The electrical manufacturing company have remained busy over the recent difficult period with the B2B side of the operation. “We are working on a project around solar lighting for a US company and also a project to help those suffering from Parkinson’s. Freeze of gait is a problem for people with the disease and we're working on developing a product that could help them to unfreeze, if you like, in those situations.”
The Medtech industry had to react quickly in response to Covid-19. In some areas this opened up opportunities where, ordinarily, red tape might have slowed down innovation. This is something the boss of CW relished, and hopes will continue.
“I think the industry has reacted very well, we’ve made a lot of progress in a very short period of time. Crisis is always good for innovation and I think the industry has reacted quite well to that and there’s a lot more to be done, I would hope that it won’t cease now just because maybe the virus is declining a little.
“There are certainly big lessons to be learned from the level of innovation that we've been able to achieve. That should not be dismissed as just something which happens in a crisis. We should be open to that possibility – that it can happen all the time. Not just in Ireland, [but] in a lot of western countries as well, we tend to be followers instead of leaders when it comes to supporting start-ups or supporting innovation and I think that applied pretty much in this case, as well. There is talk about doing some back-dating of financial supports for innovation work that began in February or March. If that happens, that’s great I hope it does happen, for everyone, not just for me.”

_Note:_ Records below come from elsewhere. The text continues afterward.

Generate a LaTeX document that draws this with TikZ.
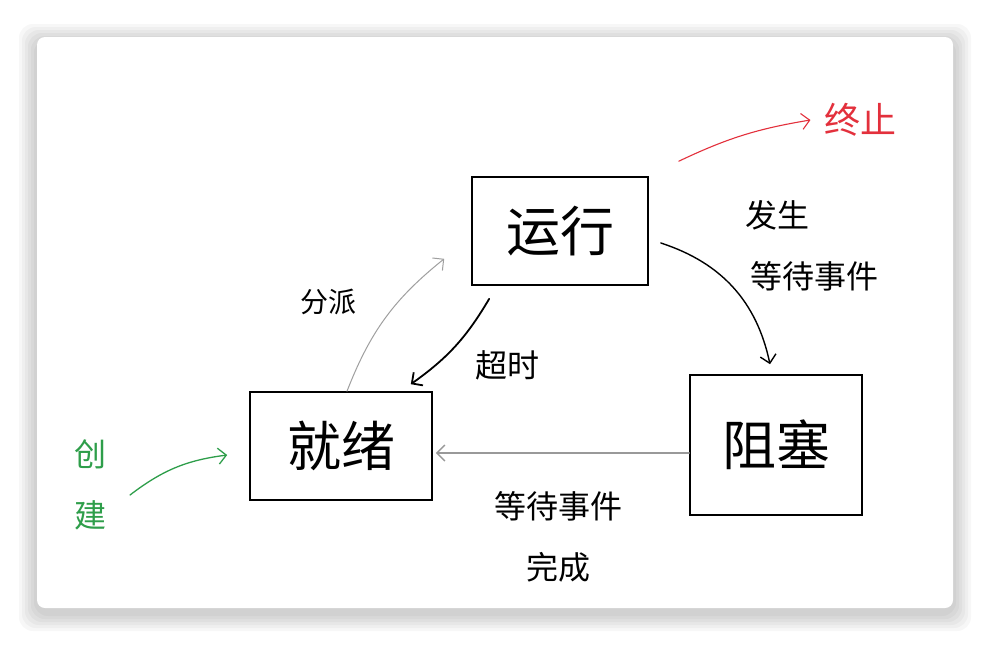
\documentclass[tikz,border=0pt]{standalone}
\usepackage{fontspec}
\newfontfamily\cjk{Noto Sans CJK SC}
\usetikzlibrary{arrows.meta}
\definecolor{endred}{HTML}{E3303C}
\definecolor{newgreen}{HTML}{2E9E4A}

\begin{document}
\begin{tikzpicture}[x=1pt,y=1pt,>={Straight Barb[length=8pt,width=16pt]},
  state/.style={draw,line width=1.6pt,inner sep=0pt,font=\cjk\fontsize{54}{60}\selectfont},
  lab/.style={font=\cjk\fontsize{32}{61}\selectfont,align=center},
  every path/.style={line cap=round}]
% card and its shadow
\useasboundingbox (0,0) rectangle (990,-646);
\fill[white] (0,0) rectangle (990,-646);
\foreach \s in {18,15,12,9,6,3}
  \fill[black,opacity=0.03,rounded corners=14pt] (37-\s,-37+\s-5) rectangle (953+\s,-608-\s-5);
\fill[white,rounded corners=8pt] (37,-37) rectangle (953,-608);
% states
\node[state,minimum width=176pt,minimum height=108pt] (run) at (560,-231) {运行};
\node[state,minimum width=182pt,minimum height=108pt] (ready) at (341,-446) {就绪};
\node[state,minimum width=172pt,minimum height=140pt] (block) at (776,-445) {阻塞};
% labels
\node[lab,font=\cjk\fontsize{28}{34}\selectfont] (dispatch) at (328,-302) {分派};
\node[lab] (timeout) at (507,-365) {超时};
\node[lab,align=left,anchor=west] (waitev) at (742,-246) {发生\\\,等待事件};
\node[lab] (evdone) at (558,-537) {等待事件\\完成};
\node[lab,text=newgreen] (create) at (90,-485) {创\\建};
\node[lab,text=endred,font=\cjk\fontsize{36}{40}\selectfont] (terminate) at (860,-120) {终止};
\coordinate (newin) at (130,-495);
% transitions
\draw[->,gray!75,line width=1pt] ([xshift=6pt]ready.north) to[bend left=15] ([shift={(-27,27)}]run.south west);
\draw[->,line width=1.8pt] ([shift={(18,-13)}]run.south west) to[bend left=12] ([shift={(-22,7)}]ready.north east);
\draw[->,line width=1.4pt] ([shift={(12,-12)}]run.east) to[bend left=30] ([shift={(-6,10)}]block.north);
\draw[->,gray!80,line width=1.4pt] ([yshift=-8pt]block.west) -- ([shift={(3,-7)}]ready.east);
\draw[->,newgreen,line width=1.3pt] (newin) to[bend left=15] ([shift={(-22,-9)}]ready.west);
\draw[->,endred,line width=1.1pt] ([shift={(30,15)}]run.north east) to[bend left=8] ([xshift=-10pt]terminate.west);
\end{tikzpicture}
\end{document}
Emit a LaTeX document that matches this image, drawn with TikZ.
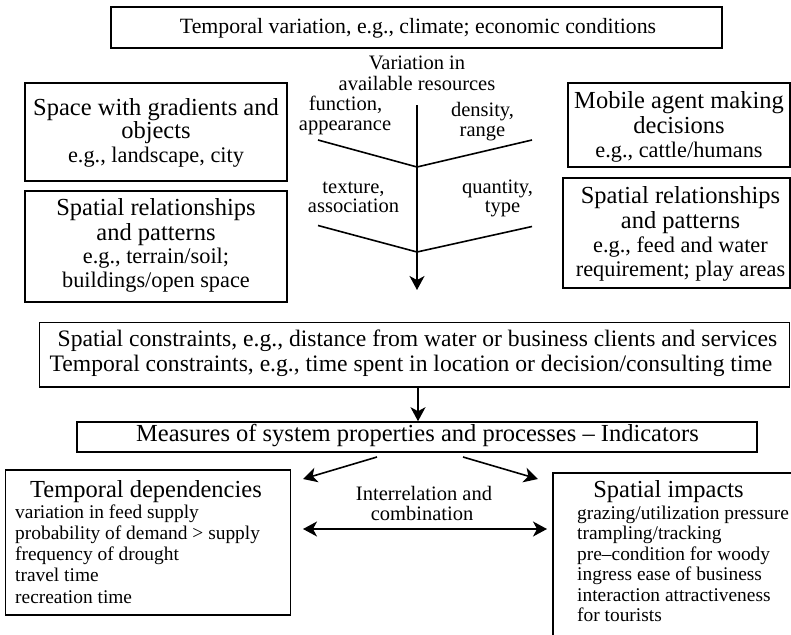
\documentclass[tikz,border=0pt]{standalone}
\usepackage{fontspec}
\setmainfont{Liberation Serif}
\usetikzlibrary{arrows.meta}
\newcommand\szTop{\fontsize{21.8}{26}\selectfont}
\newcommand\szHead{\fontsize{24.5}{28}\selectfont}
\newcommand\szEg{\fontsize{22.3}{26}\selectfont}
\newcommand\szLab{\fontsize{20.5}{24}\selectfont}
\newcommand\szCons{\fontsize{23.6}{27}\selectfont}
\newcommand\szList{\fontsize{19.4}{22}\selectfont}
\tikzset{
  box/.style={draw, line width=1.6pt, inner sep=0pt},
  txt/.style={inner sep=0pt, anchor=base},
  conn/.style={line width=1.6pt},
  arr/.style={line width=1.6pt, -{Stealth[length=14pt,width=15pt,inset=4pt]}},
  darr/.style={line width=1.6pt, {Stealth[length=14pt,width=15pt,inset=4pt]}-{Stealth[length=14pt,width=15pt,inset=4pt]}}
}
\begin{document}
\begin{tikzpicture}[x=1pt,y=-1pt]
\path[use as bounding box] (0,0) rectangle (791,634);
\clip (0,0) rectangle (791,634);
% boxes
\node[box, minimum width=611pt, minimum height=41pt] (top) at (416.5,27.5) {};
\node[box, minimum width=262pt, minimum height=98pt] (l1) at (156,132) {};
\node[box, minimum width=262pt, minimum height=111pt] (l2) at (156,246.5) {};
\node[box, minimum width=222pt, minimum height=84pt] (r1) at (679,125) {};
\node[box, minimum width=227pt, minimum height=110pt] (r2) at (676.5,233) {};
\node[box, minimum width=750pt, minimum height=64.5pt] (cons) at (414.5,354.75) {};
\node[box, minimum width=680pt, minimum height=30pt] (meas) at (417,437) {};
\node[box, minimum width=285pt, minimum height=145pt] (td) at (148,542.5) {};
\node[box, minimum width=242pt, minimum height=167pt] (si) at (674,556.5) {};
% top text
\node[txt, font=\szTop] (ttop) at (418,33.5) {Temporal variation, e.g., climate; economic conditions};
% left box 1
\node[txt, font=\szHead] (l1a) at (156,115) {Space with gradients and};
\node[txt, font=\szHead] (l1b) at (156,138.5) {objects};
\node[txt, font=\szEg] (l1c) at (156,162) {e.g., landscape, city};
% left box 2
\node[txt, font=\szHead] (l2a) at (156,215) {Spatial relationships};
\node[txt, font=\szHead] (l2b) at (156,240) {and patterns};
\node[txt, font=\szEg] (l2c) at (156,263) {e.g., terrain/soil;};
\node[txt, font=\szEg] (l2d) at (156,287) {buildings/open space};
% right box 1
\node[txt, font=\szHead] (r1a) at (679,108) {Mobile agent making};
\node[txt, font=\szHead] (r1b) at (679,133) {decisions};
\node[txt, font=\szEg] (r1c) at (679,157) {e.g., cattle/humans};
% right box 2
\node[txt, font=\szHead] (r2a) at (680.5,203) {Spatial relationships};
\node[txt, font=\szHead] (r2b) at (680.5,228) {and patterns};
\node[txt, font=\szEg] (r2c) at (680.5,252) {e.g., feed and water};
\node[txt, font=\szEg] (r2d) at (680.5,276) {requirement; play areas};
% centre labels
\node[txt, font=\szLab] (va) at (417,70) {Variation in};
\node[txt, font=\szLab] (vb) at (417,90) {available resources};
\node[txt, font=\szLab] (fa) at (345.5,110.5) {function,};
\node[txt, font=\szLab] (fb) at (345,130.5) {appearance};
\node[txt, font=\szLab] (da) at (482.5,116.5) {density,};
\node[txt, font=\szLab] (db) at (482.5,136.5) {range};
\node[txt, font=\szLab] (ta) at (353.5,193) {texture,};
\node[txt, font=\szLab] (tb) at (353.5,212) {association};
\node[txt, font=\szLab] (qa) at (497.5,193) {quantity,};
\node[txt, font=\szLab] (qb) at (502.5,212) {type};
% constraints and measures
\node[txt, font=\szCons] (c1) at (417.5,346.7) {Spatial constraints, e.g., distance from water or business clients and services};
\node[txt, font=\szCons] (c2) at (411,371.7) {Temporal constraints, e.g., time spent in location or decision/consulting time};
\node[txt, font=\szHead] (m1) at (417.5,441.7) {Measures of system properties and processes – Indicators};
% interrelation
\node[txt, font=\szLab] (ia) at (424,500.7) {Interrelation and};
\node[txt, font=\szLab] (ib) at (422,520) {combination};
% temporal dependencies
\node[txt, font=\szHead] (tdh) at (146,497.3) {Temporal dependencies};
\foreach \t [count=\i] in {variation in feed supply, probability of demand > supply, frequency of drought, travel time, recreation time}
  \node[txt, anchor=base west, font=\szList] (td\i) at (15,{518+21.3*(\i-1)}) {\t};
% spatial impacts
\node[txt, font=\szHead] (sih) at (668.5,497) {Spatial impacts};
\foreach \t [count=\i] in {grazing/utilization pressure, trampling/tracking, pre–condition for woody, ingress ease of business, interaction attractiveness, for tourists}
  \node[txt, anchor=base west, font=\szList] (si\i) at (577,{519+20.5*(\i-1)}) {\t};
% central arrow and V lines
\coordinate (vtop) at (417,105);
\coordinate (vbot) at (417,290);
\coordinate (v1l) at (318,140);
\coordinate (v1m) at (417,167);
\coordinate (v1r) at (532,140);
\coordinate (v2l) at (318,225.5);
\coordinate (v2m) at (417,252);
\coordinate (v2r) at (532,226.5);
\draw[arr] (vtop) -- (vbot);
\draw[conn] (v1l) -- (v1m) -- (v1r);
\draw[conn] (v2l) -- (v2m) -- (v2r);
% constraints -> measures
\draw[arr] ([xshift=3.5pt]cons.south) -- ([xshift=1pt]meas.north);
% measures -> dependencies / impacts
\coordinate (a1s) at (377,457);
\coordinate (a1e) at (303,479);
\coordinate (a2s) at (463,457);
\coordinate (a2e) at (538,479);
\draw[arr] (a1s) -- (a1e);
\draw[arr] (a2s) -- (a2e);
\coordinate (dl) at (303,529);
\coordinate (dr) at (547,529);
\draw[darr] (dl) -- (dr);
\end{tikzpicture}
\end{document}
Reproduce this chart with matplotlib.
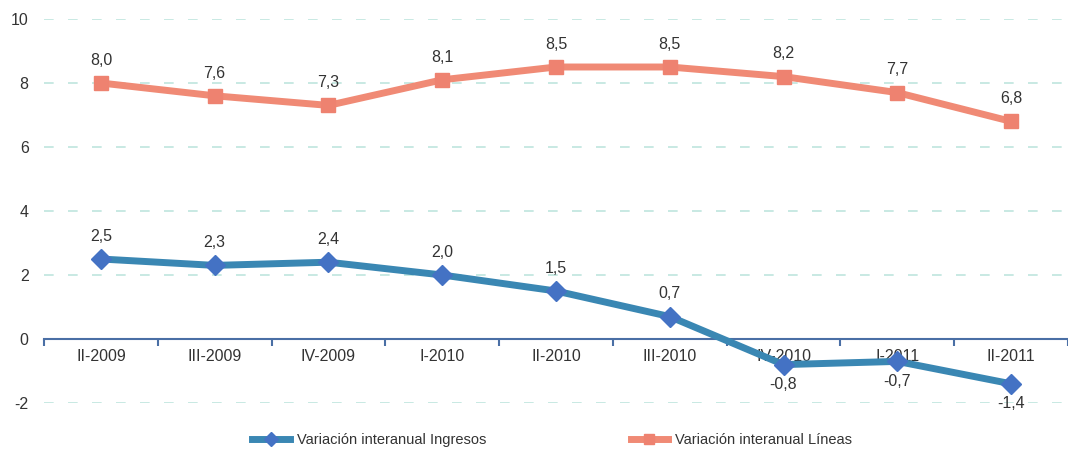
import matplotlib.pyplot as plt
import numpy as np

# Data
periods = ['II-2009', 'III-2009', 'IV-2009', 'I-2010', 'II-2010',
           'III-2010', 'IV-2010', 'I-2011', 'II-2011']
ingresos = [2.5, 2.3, 2.4, 2.0, 1.5, 0.7, -0.8, -0.7, -1.4]
lineas = [8.0, 7.6, 7.3, 8.1, 8.5, 8.5, 8.2, 7.7, 6.8]

plt.rcParams['font.family'] = ['Liberation Sans', 'DejaVu Sans']
txt = '#333333'

fig = plt.figure(figsize=(10.68, 4.5), dpi=100)
ax = fig.add_axes([44 / 1068, 1 - 403 / 450, 1024 / 1068, 384 / 450])

x = np.arange(len(periods))
ax.plot(x, ingresos, color='#3a87b3', lw=5, marker='D', ms=10,
        mfc='#4472c4', mec='#4472c4', label='Variación interanual Ingresos',
        zorder=3, clip_on=False)
ax.plot(x, lineas, color='#f08a75', lw=5, marker='s', ms=9.5,
        mfc='#ee8270', mec='#ee8270', label='Variación interanual Líneas',
        zorder=3, clip_on=False)

# Data labels
for xi, v in zip(x, lineas):
    ax.annotate(f'{v:.1f}'.replace('.', ','), (xi, v), xytext=(0, 11),
                textcoords='offset points', ha='center', va='bottom',
                fontsize=11.5, color=txt)
for xi, v in zip(x, ingresos):
    off = 11 if v >= 0 else -9
    ax.annotate(f'{v:.1f}'.replace('.', ','), (xi, v), xytext=(0, off),
                textcoords='offset points', ha='center',
                va='bottom' if v >= 0 else 'top',
                fontsize=11.5, color=txt)

ax.set_xlim(-0.5, 8.5)
ax.set_ylim(-2, 10)
ax.set_yticks([-2, 0, 2, 4, 6, 8, 10])
ax.set_yticklabels(['-2', '0', '2', '4', '6', '8', '10'])
ax.grid(axis='y', color='#bfe5de', ls=(0, (5.8, 8.6)), lw=1.2)
ax.set_axisbelow(True)

for s in ['top', 'right', 'left']:
    ax.spines[s].set_visible(False)
ax.spines['bottom'].set_position(('data', 0))
ax.spines['bottom'].set_color('#4a6fa5')
ax.spines['bottom'].set_linewidth(1.5)

ax.set_xticks(x)
ax.set_xticklabels(periods)
ax.set_xticks(np.arange(-0.5, 9, 1), minor=True)
ax.tick_params(axis='x', which='major', length=0, pad=7, labelsize=11.5, colors=txt)
ax.tick_params(axis='x', which='minor', length=5, width=1.5, color='#4a6fa5')
ax.tick_params(axis='y', length=0, pad=11, labelsize=11.5, colors=txt)

leg = fig.legend(loc='center', bbox_to_anchor=(0.517, 1 - 440 / 450), ncol=2,
                 frameon=False, fontsize=10.5, columnspacing=9.9,
                 handlelength=2.6, handletextpad=0.48,
                 markerscale=0.7, labelcolor=txt)

fig.savefig('out.png', dpi=100)
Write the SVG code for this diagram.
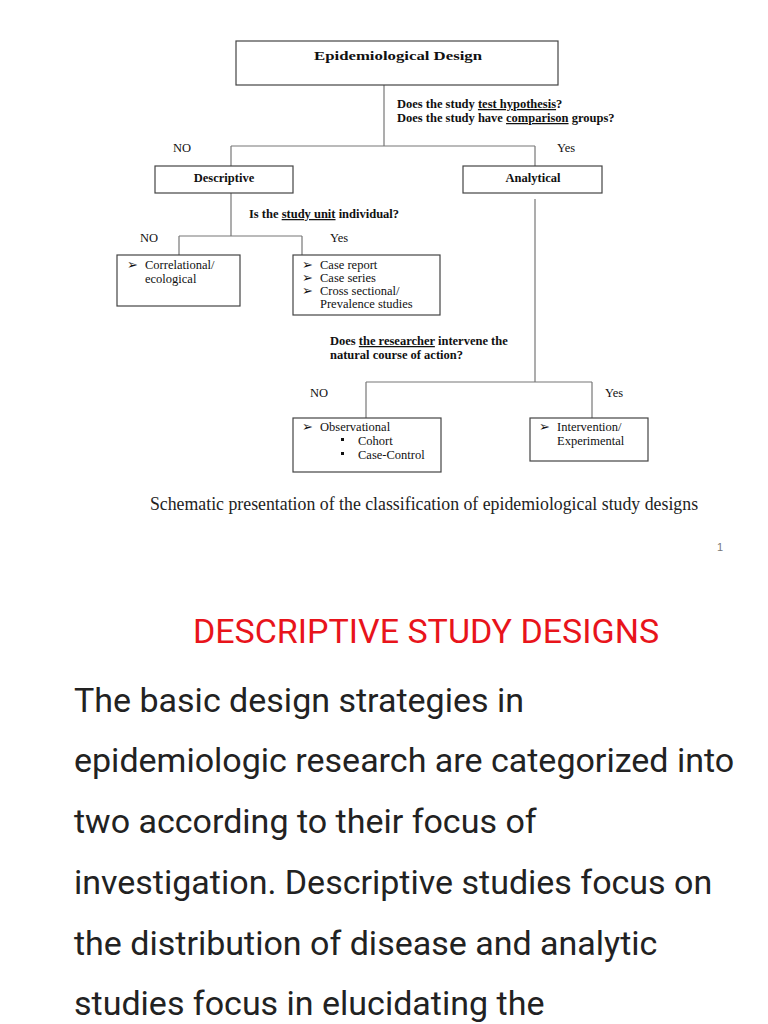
<svg xmlns="http://www.w3.org/2000/svg" width="768" height="1024" viewBox="0 0 768 1024">
<style>
.b{fill:#fff;stroke:#444;stroke-width:1.2}
.c{fill:none;stroke:#777;stroke-width:1.2}
.t{font-family:"Liberation Serif",serif;font-size:12.5px;fill:#111}
.bd{font-weight:bold}
</style>
<rect width="768" height="1024" fill="#fff"/>
<g id="connectors">
<path class="c" d="M384 85V146M231 146H535M231 146V166M535 146V166"/>
<path class="c" d="M231 193V236M179 236H302M179 236V255M302 236V255" stroke="#333"/>
<path class="c" d="M535 199V382M366 382H592M366 382V418M592 382V418"/>
</g>
<g id="n-root"><rect class="b" x="236" y="41" width="322" height="44"/><text class="t bd" x="314" y="60" font-size="15" textLength="168" lengthAdjust="spacingAndGlyphs">Epidemiological Design</text></g>
<g id="q1"><text class="t bd" x="397" y="108">Does the study <tspan text-decoration="underline">test hypothesis</tspan>?</text><text class="t bd" x="397" y="122">Does the study have <tspan text-decoration="underline">comparison</tspan> groups?</text></g>
<text class="t" x="173" y="152">NO</text><text class="t" x="557" y="152">Yes</text>
<g id="n-desc"><rect class="b" x="155" y="166" width="138" height="27"/><text class="t bd" x="224" y="182" text-anchor="middle">Descriptive</text></g>
<g id="n-anal"><rect class="b" x="463" y="166" width="139" height="27"/><text class="t bd" x="533" y="182" text-anchor="middle">Analytical</text></g>
<g id="q2"><text class="t bd" x="249" y="218">Is the <tspan text-decoration="underline">study unit</tspan> individual?</text></g>
<text class="t" x="140" y="242">NO</text><text class="t" x="330" y="242">Yes</text>
<g id="n-corr"><rect class="b" x="117" y="255" width="123" height="51"/><text class="t" x="127" y="269">➢</text><text class="t" x="145" y="269">Correlational/</text><text class="t" x="145" y="283">ecological</text></g>
<g id="n-case"><rect class="b" x="293" y="255" width="147" height="60"/>
<text class="t" x="302" y="269">➢</text><text class="t" x="320" y="269">Case report</text>
<text class="t" x="302" y="282">➢</text><text class="t" x="320" y="282">Case series</text>
<text class="t" x="302" y="295">➢</text><text class="t" x="320" y="295">Cross sectional/</text>
<text class="t" x="320" y="308">Prevalence studies</text></g>
<g id="q3"><text class="t bd" x="330" y="345">Does <tspan text-decoration="underline">the researcher</tspan> intervene the</text><text class="t bd" x="330" y="359">natural course of action?</text></g>
<text class="t" x="310" y="397">NO</text><text class="t" x="605" y="397">Yes</text>
<g id="n-obs"><rect class="b" x="293" y="418" width="148" height="54"/>
<text class="t" x="302" y="431">➢</text><text class="t" x="320" y="431">Observational</text>
<rect x="341" y="438" width="3" height="3" fill="#111"/><text class="t" x="358" y="445">Cohort</text>
<rect x="341" y="452" width="3" height="3" fill="#111"/><text class="t" x="358" y="459">Case-Control</text></g>
<g id="n-int"><rect class="b" x="530" y="418" width="118" height="43"/>
<text class="t" x="539" y="431">➢</text><text class="t" x="557" y="431">Intervention/</text><text class="t" x="557" y="445">Experimental</text></g>
<text x="424" y="510" text-anchor="middle" font-family="Liberation Serif,serif" font-size="17.8" fill="#222">Schematic presentation of the classification of epidemiological study designs</text>
<text x="717" y="551" font-family="Liberation Sans,sans-serif" font-size="11" fill="#777">1</text>
<text x="426" y="643" text-anchor="middle" font-family="Roboto,sans-serif" font-size="34" fill="#e8141b">DESCRIPTIVE STUDY DESIGNS</text>
<g font-family="Roboto,sans-serif" font-size="34" fill="#222">
<text x="74" y="712">The basic design strategies in</text>
<text x="74" y="772">epidemiologic research are categorized into</text>
<text x="74" y="833">two according to their focus of</text>
<text x="74" y="894">investigation. Descriptive studies focus on</text>
<text x="74" y="955">the distribution of disease and analytic</text>
<text x="74" y="1015">studies focus in elucidating the</text>
</g>
</svg>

Supporting start-ups and innovation is a passion for O’Connell. Every month, CW hosts an ideation session on site in Shannon where budding entrepreneurs can pitch their ideas and get support from 12 different voices within their industry. “The general feeling is that in two hours, you get the benefit of about 18 months. [The entrepreneurs] also develop a network, because all of these people that come in to help are keen to continue to help afterwards.”